Kore dizilerini izlemekten halk sıkıldı mı? Yoksa izleyiciler artık her biri bir saat veya daha uzun süren 16 bölümlük dizilere kendilerini adayamıyor mu?
Genel İzlenme Oranlarında Düşüş
Son zamanlarda pek çok dizi yerel reytinglerde %5 sınırını aşmakta zorlanıyor. Bunun en çarpıcı örneklerinden biri, başrollerinde yükselen yıldızlar Roh Jeong Eui ve Lee Chae Min’in yer aldığı ve başlangıçta büyük beklentiler yaratan ‘Crushology 101’ dizisi oldu. Ancak dizinin izlenme oranı %1’e bile ulaşamadı ve finalde %0 reyting aldığı bildirildi. Bu da dizinin vasat performansına dair internette büyük tartışmalara yol açtı.
İdol Gücü Artık Başarı Garanti Etmiyor
Bu, ünlü isimlerin başrolünde olmasına rağmen dizilerin başarısız olduğu ilk örnek değil. Lee Min Ho ve Kim Go Eun gibi dev isimlerin başrolünde yer aldığı ‘The King: Eternal Monarch’ bile beklentileri karşılayamadı. Lee Min Ho’nun Gong Hyo Jin ile birlikte rol aldığı son projesi de izleyicilerden “garip ve takip etmesi zor” yorumları alarak sönük bir performans gösterdi.
Ama Hâlâ Umut Var
Her şey kaybolmuş değil. Düşüşe rağmen bazı diziler hâlâ öne çıkmayı başarıyor. 2025’te ‘Buried Hearts’ ve ‘The Art of Negotiation’ %20’nin üzerinde izlenme oranları yakalayarak kaliteli hikayeler için hâlâ izleyici kitlesinin var olduğunu kanıtladı. Bu diziler genelde taze fikirleri, sürükleyici kurguları ve duygusal derinliğiyle dikkat çekiyor.

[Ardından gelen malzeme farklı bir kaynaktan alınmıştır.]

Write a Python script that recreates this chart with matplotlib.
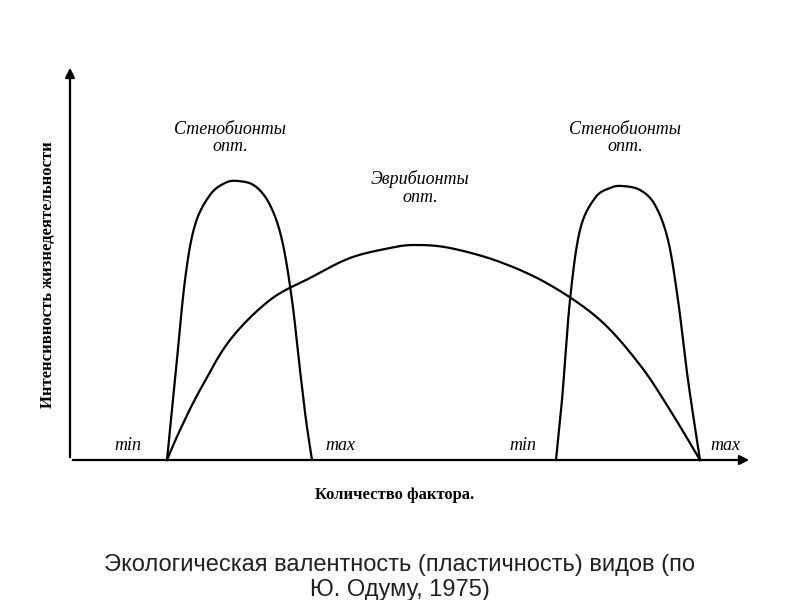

Eksik Olan Yaratıcılık mı?
Birçok kişi, son dönemdeki dizilerin yaratıcı bakış açısında eksiklik olup olmadığını sorgulamaya başladı. Birbirinin tekrarı gibi hissettiren, eski konuları yeniden ısıtan yapımlar çoğaldıkça izleyiciler heyecanla yeni bölüm beklemek yerine dizileri yarıda bırakıp ilgilerini kaybediyor.
Uluslararası yayın platformları ve kısa video formatları ile varyete programları gibi diğer eğlence seçeneklerinin rekabeti arttıkça, K-dramalar için kritik bir dönemeç ortaya çıktı. Artık soru şu: Yapımcılar çağa ayak uydurup risk alacaklar mı yoksa güvenli formüllerde ısrar edip eski hikayeleri mi tekrar edecekler?